Basically, the very design that made the floors so open and beautiful—the lack of interior pillars—became the mechanism of failure when the fireproofing failed. This has changed how we build today. If you look at the new One World Trade Center, or any modern supertall, the floor systems are beefier, the fireproofing is much harder to knock off (often a dense, cement-like material), and the exit stairs are encased in thick concrete.

Actionable Insights for Architects and History Buffs

If you are researching the floors of the World Trade Center, whether for a history project or an engineering degree, here is what you need to focus on to really get the full picture:

  • Study the "Hat Truss": This was a massive web of steel on floors 107 through 110 that tied the core to the perimeter.
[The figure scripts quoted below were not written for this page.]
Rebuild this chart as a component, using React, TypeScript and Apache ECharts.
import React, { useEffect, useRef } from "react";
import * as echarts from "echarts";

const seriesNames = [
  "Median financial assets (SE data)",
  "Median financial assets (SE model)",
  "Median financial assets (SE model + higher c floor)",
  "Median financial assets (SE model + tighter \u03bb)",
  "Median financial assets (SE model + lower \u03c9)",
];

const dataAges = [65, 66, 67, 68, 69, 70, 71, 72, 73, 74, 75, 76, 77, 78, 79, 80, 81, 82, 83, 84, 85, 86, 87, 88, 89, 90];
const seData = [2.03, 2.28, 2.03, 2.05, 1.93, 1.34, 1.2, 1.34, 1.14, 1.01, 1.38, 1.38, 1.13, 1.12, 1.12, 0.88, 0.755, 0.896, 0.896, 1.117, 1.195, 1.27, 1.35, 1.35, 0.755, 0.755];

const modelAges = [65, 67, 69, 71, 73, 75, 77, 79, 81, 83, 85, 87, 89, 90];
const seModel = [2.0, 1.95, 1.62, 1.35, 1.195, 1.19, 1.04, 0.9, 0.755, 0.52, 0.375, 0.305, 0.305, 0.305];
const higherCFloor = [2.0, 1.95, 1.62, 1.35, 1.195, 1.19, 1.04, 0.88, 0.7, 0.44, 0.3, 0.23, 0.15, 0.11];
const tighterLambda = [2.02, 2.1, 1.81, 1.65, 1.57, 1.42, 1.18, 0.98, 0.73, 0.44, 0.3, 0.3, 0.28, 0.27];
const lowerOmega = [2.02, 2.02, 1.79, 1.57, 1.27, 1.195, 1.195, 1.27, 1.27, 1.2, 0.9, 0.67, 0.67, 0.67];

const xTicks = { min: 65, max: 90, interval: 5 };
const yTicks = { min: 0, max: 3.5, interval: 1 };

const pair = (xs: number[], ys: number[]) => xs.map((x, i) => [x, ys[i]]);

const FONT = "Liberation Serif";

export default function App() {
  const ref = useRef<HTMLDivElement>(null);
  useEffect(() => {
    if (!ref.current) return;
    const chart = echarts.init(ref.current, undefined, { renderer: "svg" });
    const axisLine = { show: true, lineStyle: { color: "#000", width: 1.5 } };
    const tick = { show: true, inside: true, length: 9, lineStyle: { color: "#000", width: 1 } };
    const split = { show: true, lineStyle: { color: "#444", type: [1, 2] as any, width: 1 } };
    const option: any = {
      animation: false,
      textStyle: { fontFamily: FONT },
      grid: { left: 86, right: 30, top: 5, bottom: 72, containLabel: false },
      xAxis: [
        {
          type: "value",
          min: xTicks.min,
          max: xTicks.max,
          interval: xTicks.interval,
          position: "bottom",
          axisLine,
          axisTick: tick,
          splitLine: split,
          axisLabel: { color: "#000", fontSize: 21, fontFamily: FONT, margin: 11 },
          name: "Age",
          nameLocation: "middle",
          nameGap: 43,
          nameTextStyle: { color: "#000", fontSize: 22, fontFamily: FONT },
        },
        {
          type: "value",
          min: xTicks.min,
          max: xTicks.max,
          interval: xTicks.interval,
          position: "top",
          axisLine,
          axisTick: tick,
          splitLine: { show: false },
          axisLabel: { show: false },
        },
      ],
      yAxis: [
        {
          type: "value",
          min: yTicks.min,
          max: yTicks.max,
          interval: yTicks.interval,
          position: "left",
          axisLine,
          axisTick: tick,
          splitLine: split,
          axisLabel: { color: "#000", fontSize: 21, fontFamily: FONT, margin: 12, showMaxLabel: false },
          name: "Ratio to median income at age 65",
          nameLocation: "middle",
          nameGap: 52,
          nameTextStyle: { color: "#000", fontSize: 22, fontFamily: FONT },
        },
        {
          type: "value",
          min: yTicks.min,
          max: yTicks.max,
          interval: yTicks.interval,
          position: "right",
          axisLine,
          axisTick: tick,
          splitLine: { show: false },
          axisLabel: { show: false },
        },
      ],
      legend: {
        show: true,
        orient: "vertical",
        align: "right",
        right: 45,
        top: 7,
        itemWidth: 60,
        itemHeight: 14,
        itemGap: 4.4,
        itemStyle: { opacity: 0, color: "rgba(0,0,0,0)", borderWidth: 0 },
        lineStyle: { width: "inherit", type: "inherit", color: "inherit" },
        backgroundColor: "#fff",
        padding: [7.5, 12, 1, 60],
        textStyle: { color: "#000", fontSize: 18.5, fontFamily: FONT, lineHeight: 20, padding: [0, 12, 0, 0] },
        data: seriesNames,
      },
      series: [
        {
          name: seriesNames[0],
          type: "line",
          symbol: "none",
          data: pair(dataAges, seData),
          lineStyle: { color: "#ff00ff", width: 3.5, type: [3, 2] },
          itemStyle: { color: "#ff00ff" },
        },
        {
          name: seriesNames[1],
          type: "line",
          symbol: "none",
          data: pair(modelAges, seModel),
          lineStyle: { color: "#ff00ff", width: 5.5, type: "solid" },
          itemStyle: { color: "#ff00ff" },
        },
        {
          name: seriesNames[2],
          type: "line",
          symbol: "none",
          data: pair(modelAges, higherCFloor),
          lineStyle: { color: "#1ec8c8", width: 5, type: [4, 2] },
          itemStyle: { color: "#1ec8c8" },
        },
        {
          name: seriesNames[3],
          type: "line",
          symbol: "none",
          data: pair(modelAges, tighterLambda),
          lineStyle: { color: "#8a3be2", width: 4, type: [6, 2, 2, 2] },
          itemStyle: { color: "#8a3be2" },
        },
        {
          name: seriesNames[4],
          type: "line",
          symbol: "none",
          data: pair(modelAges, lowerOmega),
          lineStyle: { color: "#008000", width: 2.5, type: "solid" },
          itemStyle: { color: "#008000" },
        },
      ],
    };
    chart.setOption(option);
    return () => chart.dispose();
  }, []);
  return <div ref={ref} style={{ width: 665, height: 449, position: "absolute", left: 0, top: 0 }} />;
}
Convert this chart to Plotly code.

It played a huge role in how long the North Tower stood compared to the South.
  • Look at the Elevator Layout: The sky lobby system is still the gold standard for supertall buildings. Understanding how they stacked the "local" and "express" shafts explains why the towers were so space-efficient.
  • Analyze the Core-to-Perimeter Ratio: Compare the Twin Towers' floor plans to the Sears (Willis) Tower. You’ll see why the WTC was considered a "pure" tube design.
  • Examine the 1993 Retrofits: Check out the seismic and structural upgrades made between 1993 and 2001. It shows the transition from standard office security to modern "hardened" infrastructure.

The legacy of these floors isn't just about the tragedy. It's about the evolution of how we live and work in the sky. Every time you step into a high-rise today, the safety features you see—and the ones you don't—are there because of what we learned from the 110 stories of the original Trade Center.